A standard paint film would rapidly break down when exposed to common automotive fluids, but engine enamel is chemically resistant by design. The hardened coating resists degradation from oil, gasoline, coolant, brake fluid, and various degreasers used during maintenance. This chemical resilience is paramount, as minor leaks and spills are unavoidable in an engine compartment and would otherwise dissolve or soften a lesser coating. By preventing these fluids from reaching the underlying metal, the enamel also acts as a robust defense against corrosion, rust, and salt, protecting the engine block’s cast iron or aluminum surfaces from long-term damage.
Preparing Surfaces for Engine Enamel Application
Proper surface preparation is the single most important factor determining the final adhesion and longevity of the enamel finish. The surface must be completely free of contaminants, which requires a thorough cleaning process to remove all traces of grease, oil, grime, and carbon deposits. A heavy-duty degreaser or a wax and grease remover should be used, often requiring multiple applications and agitation with a stiff brush or scrubbing pad to penetrate the porous texture of cast metal. After chemical cleaning, the surface needs mechanical preparation to ensure the enamel has a profile to grip onto.
Any loose paint or surface rust must be removed using abrasive techniques such as sandpaper, a wire brush, or a Scotch-Brite pad. This scuffing action creates a microscopic roughness that promotes a strong mechanical bond between the metal and the coating. Once the surface is clean and abraded, it is important to carefully mask off any areas that should remain uncoated, such as bolt threads, gasket mating surfaces, sensor openings, and coolant passages. Applying a high-heat engine enamel primer is typically recommended, especially when coating bare metal, as it provides an optimal base for adhesion and enhances the topcoat’s overall durability and corrosion resistance.

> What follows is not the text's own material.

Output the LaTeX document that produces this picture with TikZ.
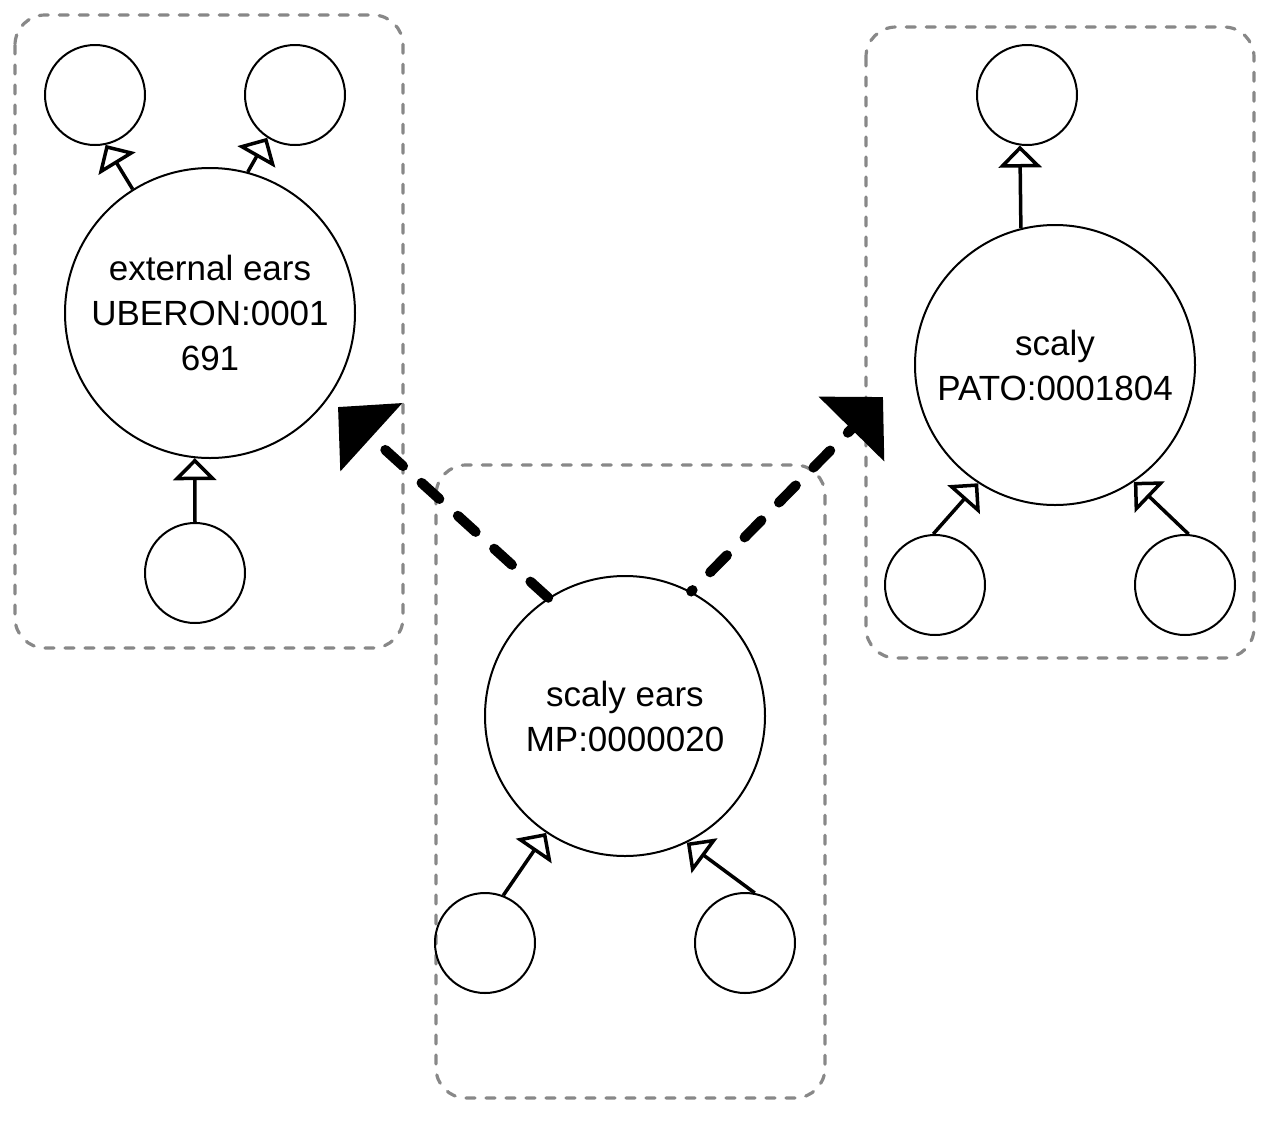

Common Application Areas and Curing Process
Engine enamel is frequently applied to the large, non-moving components that constitute the engine assembly and its accessories. Common application areas include the engine block itself, cylinder heads, oil pans, valve covers, intake manifolds, and various accessory brackets. Care should be taken to avoid applying this type of enamel to exhaust manifolds or headers, as those components often exceed the 550°F temperature limit and require specialized ceramic coatings rated for 1200°F or higher. The paint should be applied in multiple thin, uniform coats rather than a single heavy layer, which helps prevent runs and sags while building up the necessary film thickness for protection.
Achieving the enamel’s maximum hardness and chemical resistance depends on a specific curing process that extends well beyond the initial drying time. After the paint has air-dried for the recommended period, often 24 hours to several days, it requires heat to fully cure and achieve its designed properties. This final cure can be accomplished by baking the painted part in an oven at approximately 200°F (93°C) for about 20 minutes, or, more commonly, by allowing the engine’s normal operating heat to complete the process. Most manufacturers advise waiting several days before starting the engine to ensure the enamel has sufficiently air-dried before the heat-curing phase begins, guaranteeing a durable and long-lasting finish.